The JJDPA was first passed in 1974 and currently provides four core protections for youth including:
- Prohibiting the incarceration of young people for status offense behaviors such as running away from home or skipping school;
- Removal of youth from adult jails and lock ups;
- Sight and sound separation of youth from adults when, under rare exceptions, youth are permitted to be placed temporarily in an adult facility; and
- Requiring that states address disproportionate minority contact (DMC) within their juvenile justice systems.
States receive federal funding for voluntary compliance with the core protections. These funds have enabled them to undertake a broad range of programs to help address and correct many of the dangers that previously existed within our juvenile justice systems. Utah, for example currently uses federal funding for a program based at Salt Lake City’s Refugee and Immigrant Center. The program aims to address DMC by focusing on increasing school success. Texas, meanwhile, uses a portion of the federal funding it receives under the JJDPA to address the unique needs of girls, a rapidly growing population within the juvenile justice system.
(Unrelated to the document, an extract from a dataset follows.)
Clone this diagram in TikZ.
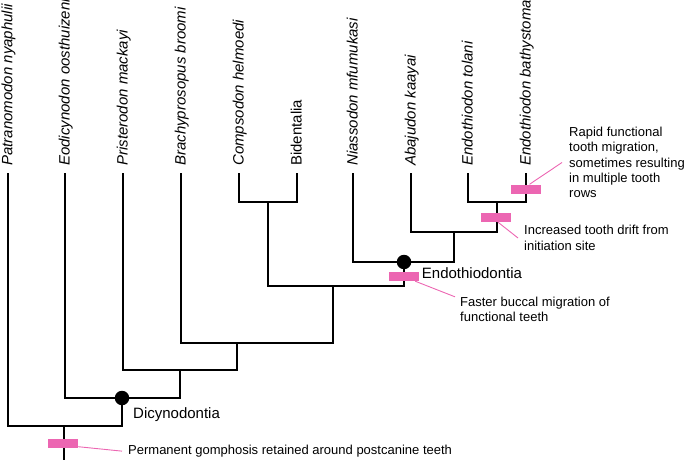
\documentclass[tikz,border=0pt]{standalone}
\usepackage{fontspec}
\setmainfont{Liberation Sans}
\definecolor{barpink}{RGB}{236,102,178}
\begin{document}
\begin{tikzpicture}[x=1pt,y=-1pt,
  tree/.style={line width=2.8pt, line join=miter},
  taxon/.style={rotate=90, anchor=base west, inner sep=0pt, font=\fontsize{15}{18}\selectfont\itshape},
  cladelabel/.style={anchor=base west, inner sep=0pt, font=\fontsize{15}{18}\selectfont},
  note/.style={anchor=west, inner sep=0pt, align=left, font=\fontsize{13}{15.4}\selectfont},
  bar/.style={fill=barpink, minimum width=30pt, minimum height=9pt, inner sep=0pt, draw=none},
  dot/.style={circle, fill=black, minimum size=14.5pt, inner sep=0pt},
  conn/.style={draw=barpink, line width=0.9pt}]
\useasboundingbox (0,0) rectangle (685,460);

% tips
\coordinate (tP)  at (8,173);
\coordinate (tE)  at (65,173);
\coordinate (tPr) at (123,173);
\coordinate (tB)  at (181,173);
\coordinate (tC)  at (239,173);
\coordinate (tBi) at (297,173);
\coordinate (tN)  at (353,173);
\coordinate (tA)  at (411,173);
\coordinate (tT)  at (468,173);
\coordinate (tBa) at (526,173);

% internal nodes
\coordinate (n1)    at (497,202);
\coordinate (n2)    at (454,232);
\coordinate (nEndo) at (404,262);
\coordinate (n3)    at (268,202);
\coordinate (n4)    at (333,286);
\coordinate (n5)    at (237,343);
\coordinate (n6)    at (180,370);
\coordinate (nDicy) at (122,398);
\coordinate (nRoot) at (64,426);
\coordinate (base)  at (64,462);

% taxon labels
\node[taxon] (sP)  at (12.5,166) {Patranomodon nyaphulii};
\node[taxon] (sE)  at (69.5,166) {Eodicynodon oosthuizeni};
\node[taxon] (sPr) at (127.5,166) {Pristerodon mackayi};
\node[taxon] (sB)  at (185.5,166) {Brachyprosopus broomi};
\node[taxon] (sC)  at (243.5,166) {Compsodon helmoedi};
\node[taxon,font=\fontsize{15}{18}\selectfont] (sBi) at (301.5,166) {Bidentalia};
\node[taxon] (sN)  at (357.5,166) {Niassodon mfumukasi};
\node[taxon] (sA)  at (415.5,166) {Abajudon kaayai};
\node[taxon] (sT)  at (472.5,166) {Endothiodon tolani};
\node[taxon] (sBa) at (530.5,166) {Endothiodon bathystoma};

% tree
\draw[tree] (tT) |- (n1) -| (tBa);
\draw[tree] (tA) |- (n2) -| (n1);
\draw[tree] (tN) |- (nEndo) -| (n2);
\draw[tree] (tC) |- (n3) -| (tBi);
\draw[tree] (n3) |- (n4) -| (nEndo);
\draw[tree] (tB) |- (n5) -| (n4);
\draw[tree] (tPr) |- (n6) -| (n5);
\draw[tree] (tE) |- (nDicy) -| (n6);
\draw[tree] (tP) |- (nRoot) -| (nDicy);
\draw[tree] (nRoot) -- (base);

% clade dots and labels
\node[dot] (dEndo) at (nEndo) {};
\node[dot] (dDicy) at (nDicy) {};
\node[cladelabel] (lDicy) at (133,418.3) {Dicynodontia};
\node[cladelabel] (lEndo) at (421.7,278.3) {Endothiodontia};

% annotation texts
\node[note,anchor=base west] (tRoot) at (128,454.5) {Permanent gomphosis retained around postcanine teeth};
\node[note] (tEndo)  at (460,309.5) {Faster buccal migration of\\functional teeth};
\node[note] (tDrift) at (524,238) {Increased tooth drift from\\initiation site};
\node[note] (tRapid) at (569,162.5) {Rapid functional\\tooth migration,\\sometimes resulting\\in multiple tooth\\rows};

% bars
\node[bar] (bRoot)  at (63,443.5) {};
\node[bar] (bEndo)  at (404,276.5) {};
\node[bar] (bDrift) at (496,217.5) {};
\node[bar] (bRapid) at (525.5,189) {};

% connectors
\draw[conn] ([yshift=1.5pt]bRoot.south east) -- ([xshift=-6pt]tRoot.west);
\draw[conn] ([xshift=-4pt]bEndo.south east) -- ([xshift=-5pt]tEndo.north west);
\draw[conn] ([xshift=2pt]bDrift.south) -- ([xshift=-6pt]tDrift.west);
\draw[conn] ([xshift=4pt]bRapid.north) -- ([xshift=-7pt]tRapid.west);
\end{tikzpicture}
\end{document}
Much work, however, still needs to be done. The JJDPA has not been reauthorized since 2002 and since that time, we have learned a great deal about adolescent brain development, the importance of trauma-informed care, and the need for programming such as that created in Texas to addresses girls’ gender-specific needs.
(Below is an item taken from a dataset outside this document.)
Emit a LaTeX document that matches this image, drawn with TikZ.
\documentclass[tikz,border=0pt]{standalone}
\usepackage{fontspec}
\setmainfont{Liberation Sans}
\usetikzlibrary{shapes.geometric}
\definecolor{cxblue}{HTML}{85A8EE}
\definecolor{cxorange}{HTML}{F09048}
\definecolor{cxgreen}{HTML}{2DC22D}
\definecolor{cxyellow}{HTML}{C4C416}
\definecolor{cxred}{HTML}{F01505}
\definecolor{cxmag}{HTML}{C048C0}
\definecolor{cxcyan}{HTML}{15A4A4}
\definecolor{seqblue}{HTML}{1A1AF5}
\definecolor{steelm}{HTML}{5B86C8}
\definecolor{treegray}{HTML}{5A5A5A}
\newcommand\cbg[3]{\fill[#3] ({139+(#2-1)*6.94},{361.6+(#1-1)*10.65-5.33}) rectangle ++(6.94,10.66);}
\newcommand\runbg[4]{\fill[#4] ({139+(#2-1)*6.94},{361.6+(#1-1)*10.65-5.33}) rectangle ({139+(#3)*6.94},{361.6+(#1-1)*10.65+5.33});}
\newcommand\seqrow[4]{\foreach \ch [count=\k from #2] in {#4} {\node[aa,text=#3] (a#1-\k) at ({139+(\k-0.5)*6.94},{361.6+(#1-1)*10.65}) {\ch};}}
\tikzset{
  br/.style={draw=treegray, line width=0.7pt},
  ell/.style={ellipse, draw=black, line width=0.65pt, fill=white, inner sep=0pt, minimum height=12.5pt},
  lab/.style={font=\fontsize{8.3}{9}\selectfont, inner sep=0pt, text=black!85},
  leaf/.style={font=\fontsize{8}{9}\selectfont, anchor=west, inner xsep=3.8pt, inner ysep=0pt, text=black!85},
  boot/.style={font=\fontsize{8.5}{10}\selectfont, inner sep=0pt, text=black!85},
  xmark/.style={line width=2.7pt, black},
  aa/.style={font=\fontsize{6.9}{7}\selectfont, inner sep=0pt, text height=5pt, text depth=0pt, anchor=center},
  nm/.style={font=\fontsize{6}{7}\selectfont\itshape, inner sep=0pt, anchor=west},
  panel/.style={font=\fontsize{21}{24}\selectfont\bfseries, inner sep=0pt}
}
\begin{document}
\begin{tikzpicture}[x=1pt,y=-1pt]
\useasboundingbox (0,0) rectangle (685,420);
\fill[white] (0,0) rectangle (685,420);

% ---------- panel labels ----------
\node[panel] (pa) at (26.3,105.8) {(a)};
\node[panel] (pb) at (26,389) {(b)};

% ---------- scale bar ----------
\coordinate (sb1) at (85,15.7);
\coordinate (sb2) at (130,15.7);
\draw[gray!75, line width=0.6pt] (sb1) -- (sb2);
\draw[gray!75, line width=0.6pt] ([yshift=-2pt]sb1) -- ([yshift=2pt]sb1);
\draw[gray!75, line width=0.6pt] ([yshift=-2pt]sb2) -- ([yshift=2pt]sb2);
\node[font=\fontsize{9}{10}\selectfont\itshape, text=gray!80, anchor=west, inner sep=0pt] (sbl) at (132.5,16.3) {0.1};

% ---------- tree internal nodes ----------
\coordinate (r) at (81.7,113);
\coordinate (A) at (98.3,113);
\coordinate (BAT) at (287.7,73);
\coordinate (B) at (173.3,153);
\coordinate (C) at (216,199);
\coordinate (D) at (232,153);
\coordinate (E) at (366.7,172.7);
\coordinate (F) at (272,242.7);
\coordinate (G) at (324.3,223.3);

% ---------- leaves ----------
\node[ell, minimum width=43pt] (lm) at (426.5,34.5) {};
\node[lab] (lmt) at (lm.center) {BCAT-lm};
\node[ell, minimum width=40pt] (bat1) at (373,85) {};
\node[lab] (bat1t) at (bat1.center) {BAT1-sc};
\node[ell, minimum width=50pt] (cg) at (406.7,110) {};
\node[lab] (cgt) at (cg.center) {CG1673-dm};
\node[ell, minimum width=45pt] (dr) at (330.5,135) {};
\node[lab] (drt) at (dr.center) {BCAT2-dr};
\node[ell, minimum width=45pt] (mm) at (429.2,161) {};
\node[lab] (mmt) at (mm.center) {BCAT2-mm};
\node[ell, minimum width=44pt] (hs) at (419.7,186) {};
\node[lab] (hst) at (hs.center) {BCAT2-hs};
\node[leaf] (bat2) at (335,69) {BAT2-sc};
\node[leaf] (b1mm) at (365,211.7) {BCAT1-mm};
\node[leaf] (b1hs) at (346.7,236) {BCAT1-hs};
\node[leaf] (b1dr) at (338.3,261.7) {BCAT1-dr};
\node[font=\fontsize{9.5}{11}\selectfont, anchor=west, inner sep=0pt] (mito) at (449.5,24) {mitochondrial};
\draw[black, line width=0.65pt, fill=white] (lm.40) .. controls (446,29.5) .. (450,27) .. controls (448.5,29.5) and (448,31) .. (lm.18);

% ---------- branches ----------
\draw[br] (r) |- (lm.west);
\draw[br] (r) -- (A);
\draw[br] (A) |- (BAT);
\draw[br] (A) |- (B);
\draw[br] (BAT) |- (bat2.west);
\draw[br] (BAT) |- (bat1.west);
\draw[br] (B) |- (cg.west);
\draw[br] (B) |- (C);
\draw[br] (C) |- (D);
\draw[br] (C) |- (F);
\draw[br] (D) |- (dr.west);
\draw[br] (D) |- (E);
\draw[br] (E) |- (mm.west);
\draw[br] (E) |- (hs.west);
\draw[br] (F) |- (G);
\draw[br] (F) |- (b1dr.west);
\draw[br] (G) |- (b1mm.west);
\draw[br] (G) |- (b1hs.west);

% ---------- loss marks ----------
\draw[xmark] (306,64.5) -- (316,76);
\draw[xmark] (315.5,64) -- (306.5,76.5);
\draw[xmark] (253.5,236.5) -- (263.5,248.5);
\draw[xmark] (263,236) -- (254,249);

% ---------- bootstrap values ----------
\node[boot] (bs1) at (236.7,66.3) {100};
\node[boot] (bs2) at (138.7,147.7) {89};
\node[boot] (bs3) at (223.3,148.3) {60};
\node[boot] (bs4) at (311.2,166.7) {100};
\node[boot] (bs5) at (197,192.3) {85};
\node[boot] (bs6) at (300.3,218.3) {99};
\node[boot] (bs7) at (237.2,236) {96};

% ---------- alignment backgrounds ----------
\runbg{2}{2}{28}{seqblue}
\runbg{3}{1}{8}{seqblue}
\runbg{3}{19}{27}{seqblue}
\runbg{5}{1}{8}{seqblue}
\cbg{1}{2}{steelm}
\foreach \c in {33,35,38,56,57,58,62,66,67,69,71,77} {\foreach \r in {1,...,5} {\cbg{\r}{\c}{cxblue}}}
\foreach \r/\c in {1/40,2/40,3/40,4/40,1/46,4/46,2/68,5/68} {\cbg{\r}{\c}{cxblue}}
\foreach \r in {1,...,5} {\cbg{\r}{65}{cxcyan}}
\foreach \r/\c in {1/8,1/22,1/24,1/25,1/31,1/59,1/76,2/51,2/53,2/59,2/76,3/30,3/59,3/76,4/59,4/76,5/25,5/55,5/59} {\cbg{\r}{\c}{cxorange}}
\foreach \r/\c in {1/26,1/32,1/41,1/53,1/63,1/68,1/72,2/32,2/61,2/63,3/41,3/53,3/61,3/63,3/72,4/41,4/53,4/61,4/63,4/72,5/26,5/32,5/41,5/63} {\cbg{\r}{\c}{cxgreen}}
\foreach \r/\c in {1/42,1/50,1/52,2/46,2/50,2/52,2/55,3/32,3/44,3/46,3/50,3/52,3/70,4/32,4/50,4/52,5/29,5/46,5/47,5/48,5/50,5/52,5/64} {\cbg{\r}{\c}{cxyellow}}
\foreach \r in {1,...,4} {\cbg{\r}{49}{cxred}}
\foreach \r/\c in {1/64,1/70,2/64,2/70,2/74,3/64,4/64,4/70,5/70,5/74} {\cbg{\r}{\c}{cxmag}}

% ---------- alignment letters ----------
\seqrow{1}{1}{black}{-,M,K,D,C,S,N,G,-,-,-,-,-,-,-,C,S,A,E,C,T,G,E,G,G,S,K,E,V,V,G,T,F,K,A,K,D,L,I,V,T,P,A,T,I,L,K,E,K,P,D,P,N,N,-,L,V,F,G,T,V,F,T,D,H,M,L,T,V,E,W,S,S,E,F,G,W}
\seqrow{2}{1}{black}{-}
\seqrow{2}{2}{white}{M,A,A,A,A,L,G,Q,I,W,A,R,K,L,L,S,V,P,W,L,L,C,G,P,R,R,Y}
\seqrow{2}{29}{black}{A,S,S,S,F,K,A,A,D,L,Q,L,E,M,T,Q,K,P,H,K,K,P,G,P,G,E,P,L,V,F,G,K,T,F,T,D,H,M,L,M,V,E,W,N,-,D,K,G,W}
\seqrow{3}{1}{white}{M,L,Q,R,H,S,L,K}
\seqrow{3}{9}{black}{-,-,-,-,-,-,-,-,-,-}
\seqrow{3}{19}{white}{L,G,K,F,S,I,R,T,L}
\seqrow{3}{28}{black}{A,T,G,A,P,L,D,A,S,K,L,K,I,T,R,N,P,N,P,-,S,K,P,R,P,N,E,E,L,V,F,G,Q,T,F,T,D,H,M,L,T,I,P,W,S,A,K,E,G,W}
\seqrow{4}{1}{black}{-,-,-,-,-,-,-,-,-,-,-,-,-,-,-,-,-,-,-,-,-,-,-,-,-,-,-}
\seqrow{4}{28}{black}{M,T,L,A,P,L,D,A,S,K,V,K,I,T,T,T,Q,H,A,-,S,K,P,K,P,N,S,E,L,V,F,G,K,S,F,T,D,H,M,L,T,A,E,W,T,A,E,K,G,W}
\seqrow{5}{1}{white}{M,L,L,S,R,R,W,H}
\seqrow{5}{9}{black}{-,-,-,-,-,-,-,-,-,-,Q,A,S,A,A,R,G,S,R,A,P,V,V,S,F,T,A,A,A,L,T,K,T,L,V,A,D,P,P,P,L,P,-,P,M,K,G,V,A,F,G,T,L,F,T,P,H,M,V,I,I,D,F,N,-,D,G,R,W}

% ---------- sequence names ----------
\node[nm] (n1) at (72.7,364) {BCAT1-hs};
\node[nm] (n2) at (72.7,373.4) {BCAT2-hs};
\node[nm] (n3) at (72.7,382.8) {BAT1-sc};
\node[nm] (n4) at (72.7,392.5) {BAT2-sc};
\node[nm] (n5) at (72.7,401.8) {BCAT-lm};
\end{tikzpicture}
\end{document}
Chairman Grassley and Sen. Whitehouse’s Juvenile Justice and Delinquency Prevention Reauthorization Act of 2015 helps address these issues, and further strengthens the core requirements. Among other things, their bill will strengthen the DMC provision by requiring states for the first to collect data on ethnicity in addition to race. It also requires states to take concrete steps towards addressing DMC.
The bill further eliminates an exception that currently exists regarding the incarceration of youth who have engaged in status offense behaviors. Known as the valid court order (VCO) exception, this provision permits judges to incarcerate young people for behaviors such as running away from home or skipping school when the judge has previously ordered them to stop engaging in the specified behavior. Currently, nearly half of all states continue to use this exception. According to the Office of Juvenile Justice and Delinquency Prevention, it resulted in incarceration in approximately 7,466 status offense cases nationwide in FY2014.
The new bill would phase out the use of the VCO exception. Under the legislation, states would have three years to stop using the VCO, with the potential for a one year extension based upon a showing of hardship.
The bill also includes additional funding for training and technical assistance to help states come in to compliance with the Act. This assistance is an important way to help ensure that our youth are protected, and that states receive the tools they need to comply with the JJDPA.
CJJ and our community of juvenile justice advocates are grateful to Chairman Grassley and Sen. Whitehouse for this legislation and the important steps it will help us take forward for our children. This important law has not been reauthorized in more than a decade. The time is now to ensure that it is updated and reauthorized. We are grateful to the Senators for leading our nation forward on this important issue.